Instructions for the task: Transcribe each line of the material as it is, and drop any picture.

Source material:

---+---

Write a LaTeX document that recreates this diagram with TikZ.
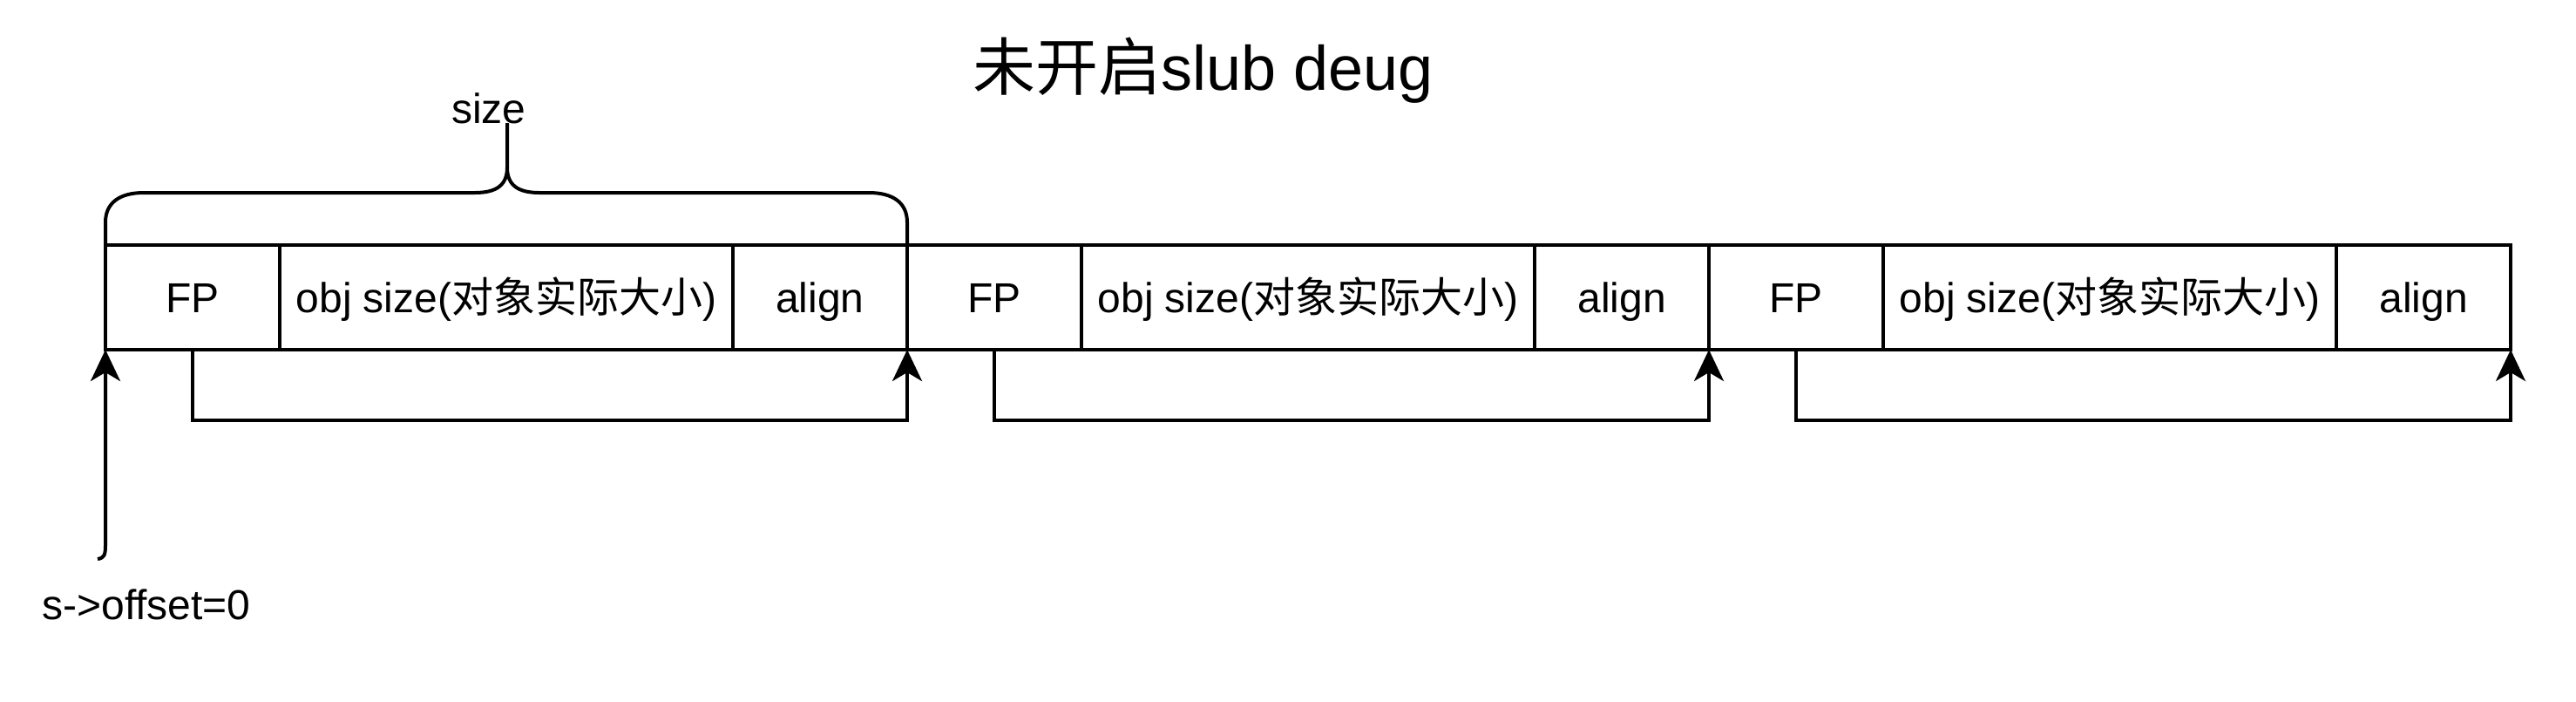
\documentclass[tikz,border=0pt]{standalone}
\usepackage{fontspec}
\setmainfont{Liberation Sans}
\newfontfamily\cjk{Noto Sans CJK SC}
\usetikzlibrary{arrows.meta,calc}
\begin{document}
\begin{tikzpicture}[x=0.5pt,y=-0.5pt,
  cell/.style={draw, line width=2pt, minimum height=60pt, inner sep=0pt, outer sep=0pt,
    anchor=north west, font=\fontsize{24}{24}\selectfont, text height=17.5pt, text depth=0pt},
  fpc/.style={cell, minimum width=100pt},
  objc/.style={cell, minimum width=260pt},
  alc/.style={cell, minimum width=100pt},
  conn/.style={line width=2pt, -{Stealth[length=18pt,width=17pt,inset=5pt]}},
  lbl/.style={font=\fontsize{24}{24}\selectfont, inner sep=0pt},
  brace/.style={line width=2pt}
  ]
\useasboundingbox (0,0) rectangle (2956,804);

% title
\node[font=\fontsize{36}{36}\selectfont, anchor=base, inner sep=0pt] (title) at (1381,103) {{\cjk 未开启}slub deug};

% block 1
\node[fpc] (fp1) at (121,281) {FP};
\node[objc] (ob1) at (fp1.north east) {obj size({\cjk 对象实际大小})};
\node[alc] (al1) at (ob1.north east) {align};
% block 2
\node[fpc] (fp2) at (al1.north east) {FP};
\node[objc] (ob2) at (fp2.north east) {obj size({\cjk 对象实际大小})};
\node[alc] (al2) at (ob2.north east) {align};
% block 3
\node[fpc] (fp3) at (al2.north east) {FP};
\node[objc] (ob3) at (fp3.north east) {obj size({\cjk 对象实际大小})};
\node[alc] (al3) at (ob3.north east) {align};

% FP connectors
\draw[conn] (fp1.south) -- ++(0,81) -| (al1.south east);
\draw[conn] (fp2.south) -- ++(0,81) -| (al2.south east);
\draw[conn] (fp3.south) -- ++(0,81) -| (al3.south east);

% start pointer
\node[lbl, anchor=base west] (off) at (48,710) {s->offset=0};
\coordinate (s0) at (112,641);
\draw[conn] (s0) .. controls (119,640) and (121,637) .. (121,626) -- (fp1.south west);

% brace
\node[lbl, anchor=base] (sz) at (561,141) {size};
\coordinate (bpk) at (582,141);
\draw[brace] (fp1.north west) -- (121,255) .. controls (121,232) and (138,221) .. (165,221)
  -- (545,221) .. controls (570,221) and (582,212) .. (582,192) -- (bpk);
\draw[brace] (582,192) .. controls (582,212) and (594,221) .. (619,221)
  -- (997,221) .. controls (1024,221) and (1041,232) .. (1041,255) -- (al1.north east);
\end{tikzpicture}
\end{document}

---+---

Result of the exercise:
Write a LaTeX document that recreates this diagram with TikZ.
\documentclass[tikz,border=0pt]{standalone}
\usepackage{fontspec}
\setmainfont{Liberation Sans}
\newfontfamily\cjk{Noto Sans CJK SC}
\usetikzlibrary{arrows.meta,calc}
\begin{document}
\begin{tikzpicture}[x=0.5pt,y=-0.5pt,
  cell/.style={draw, line width=2pt, minimum height=60pt, inner sep=0pt, outer sep=0pt,
    anchor=north west, font=\fontsize{24}{24}\selectfont, text height=17.5pt, text depth=0pt},
  fpc/.style={cell, minimum width=100pt},
  objc/.style={cell, minimum width=260pt},
  alc/.style={cell, minimum width=100pt},
  conn/.style={line width=2pt, -{Stealth[length=18pt,width=17pt,inset=5pt]}},
  lbl/.style={font=\fontsize{24}{24}\selectfont, inner sep=0pt},
  brace/.style={line width=2pt}
  ]
\useasboundingbox (0,0) rectangle (2956,804);

% title
\node[font=\fontsize{36}{36}\selectfont, anchor=base, inner sep=0pt] (title) at (1381,103) {{\cjk 未开启}slub deug};

% block 1
\node[fpc] (fp1) at (121,281) {FP};
\node[objc] (ob1) at (fp1.north east) {obj size({\cjk 对象实际大小})};
\node[alc] (al1) at (ob1.north east) {align};
% block 2
\node[fpc] (fp2) at (al1.north east) {FP};
\node[objc] (ob2) at (fp2.north east) {obj size({\cjk 对象实际大小})};
\node[alc] (al2) at (ob2.north east) {align};
% block 3
\node[fpc] (fp3) at (al2.north east) {FP};
\node[objc] (ob3) at (fp3.north east) {obj size({\cjk 对象实际大小})};
\node[alc] (al3) at (ob3.north east) {align};

% FP connectors
\draw[conn] (fp1.south) -- ++(0,81) -| (al1.south east);
\draw[conn] (fp2.south) -- ++(0,81) -| (al2.south east);
\draw[conn] (fp3.south) -- ++(0,81) -| (al3.south east);

% start pointer
\node[lbl, anchor=base west] (off) at (48,710) {s->offset=0};
\coordinate (s0) at (112,641);
\draw[conn] (s0) .. controls (119,640) and (121,637) .. (121,626) -- (fp1.south west);

% brace
\node[lbl, anchor=base] (sz) at (561,141) {size};
\coordinate (bpk) at (582,141);
\draw[brace] (fp1.north west) -- (121,255) .. controls (121,232) and (138,221) .. (165,221)
  -- (545,221) .. controls (570,221) and (582,212) .. (582,192) -- (bpk);
\draw[brace] (582,192) .. controls (582,212) and (594,221) .. (619,221)
  -- (997,221) .. controls (1024,221) and (1041,232) .. (1041,255) -- (al1.north east);
\end{tikzpicture}
\end{document}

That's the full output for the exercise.